The White House
Office of the Press Secretary
Remarks by the President and the Vice President Honoring the National Association of Police Organizations TOP COPS
5:39 P.M. EDT
THE VICE PRESIDENT: Good afternoon, everyone, and welcome to the White House. I especially want to welcome my old friend, Tommy Nee, and Bill Johnson and everyone in the National Association of Police Organizations. Ladies and gentlemen, let me begin by saying congratulations to all of you assembled behind us.

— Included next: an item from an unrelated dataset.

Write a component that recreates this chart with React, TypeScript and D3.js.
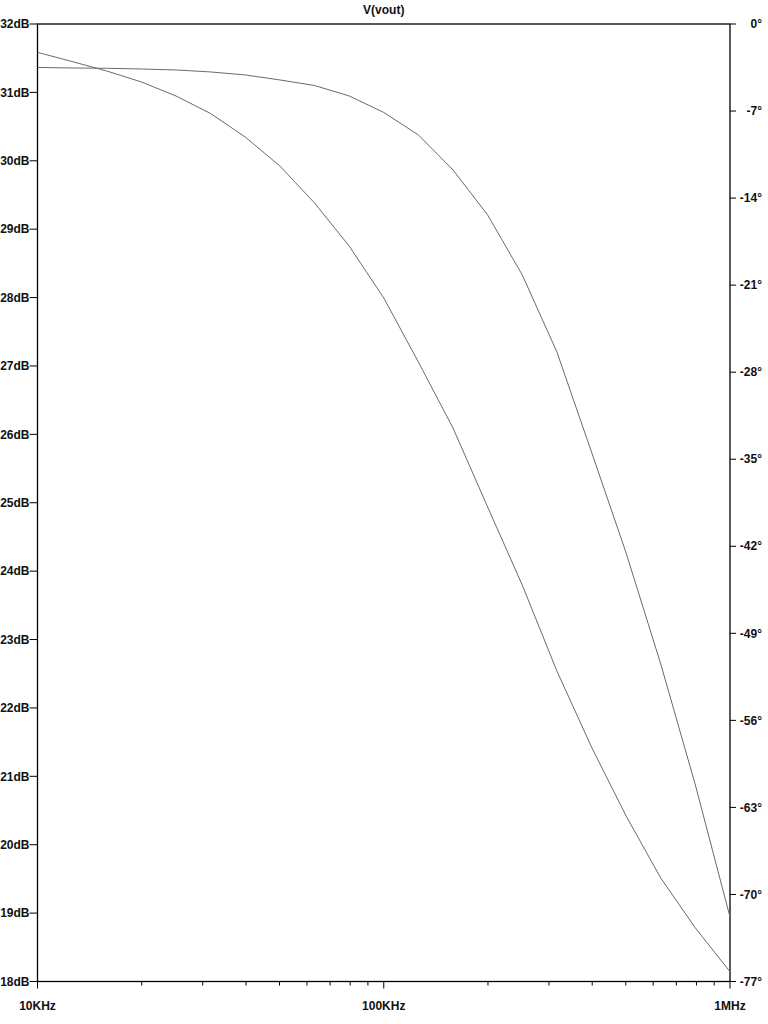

It’s a genuine honor to be in the presence of the “best of the best.” Each year you guys come down here -- and, Tommy, you bring down the best -- and you're an inspiration. You're not only an inspiration to us, but you're an inspiration to all your fellow law enforcement colleagues all across the entire country.
And the President and I, we recognize the bravery that you display simply by putting on that shield every morning. That, all by itself, is an act of bravery. Strapping on your sidearm, kissing your husband or your wife goodbye at the door, walking out knowing -- because most of you are experienced -- knowing that you don't know with any degree of certitude what’s about to greet you. You have no idea -- except some of it may not be good.
The officers we have here today have been singled out for going above and beyond the call of duty, and we commend each and every one of them. And from my perspective, there’s no greater honor that a law enforcement officer could have than being recognized and nominated by his fellow officers -- because you all know what real courage is. You all know what kind of steel in your spine it takes to make the decisions that the men standing behind me have made.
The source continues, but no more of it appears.